Interpretation of the Mortgage Agreement

The court then examined the specific language of the multiple indebtedness mortgage between Manhattan and Capital One to ascertain the nature of the rights assigned. The mortgage provided Capital One with a "continuing security interest" in the leases associated with the property, indicating that while Capital One had rights to the proceeds from the leases, the language did not constitute a complete assignment of those rights. The court noted that the mortgage clearly stated that Manhattan remained the lawful owner of the property and retained certain obligations to protect Capital One's interests. Furthermore, the mortgage specified that any actions to collect payments could be executed at Capital One's discretion, which meant that Manhattan did not lose its right to enforce the lease. The court concluded that the mortgage established a pledge of rights rather than an outright transfer of authority to Capital One, allowing Manhattan to retain its standing to sue.

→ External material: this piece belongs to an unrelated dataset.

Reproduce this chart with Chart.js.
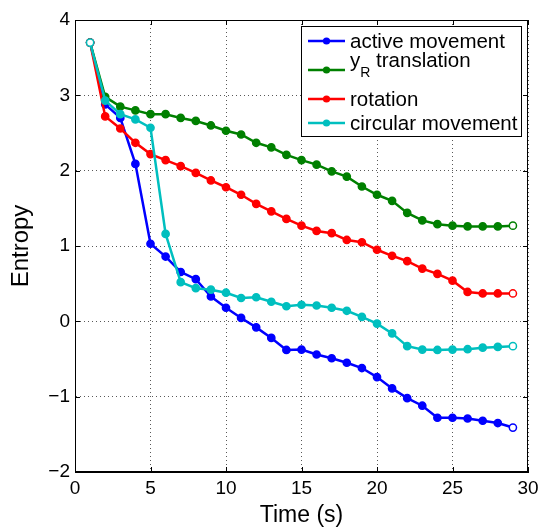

Distinction from Previous Cases

In its analysis, the court distinguished the current case from previous jurisprudence that involved outright assignments of rights. The court referenced cases where the language in contracts explicitly indicated a complete transfer of rights, which was not present in Manhattan's mortgage agreement with Capital One. It highlighted that, unlike the situation in Causeway Equip., Inc. v. Bell, where the assignor had lost all capacity to collect due to a complete assignment, Manhattan had not surrendered its ability to enforce the lease. The court reiterated that the mortgage did not contain any language that would imply that Manhattan had waived its own rights to sue for breach of lease. This comparison reinforced the court's determination that Manhattan could still validly pursue its claim against Borne.

Conclusion of the Court

Ultimately, the court found that the trial court had erred in ruling that Manhattan lacked the standing to file a lawsuit against Borne for breach of lease. It held that the mortgage did not operate as a full assignment of rights, but rather as a pledge that allowed both parties to maintain their respective interests. Consequently, the court reversed the trial court's judgment and remanded the case for further proceedings. This ruling clarified that a plaintiff could retain the right to enforce a lease even when the lease rights were pledged as collateral, provided there was no explicit and unequivocal assignment of those rights to another party. The court's decision highlighted the importance of carefully interpreting contractual language to understand the parties' intentions and rights under the agreement.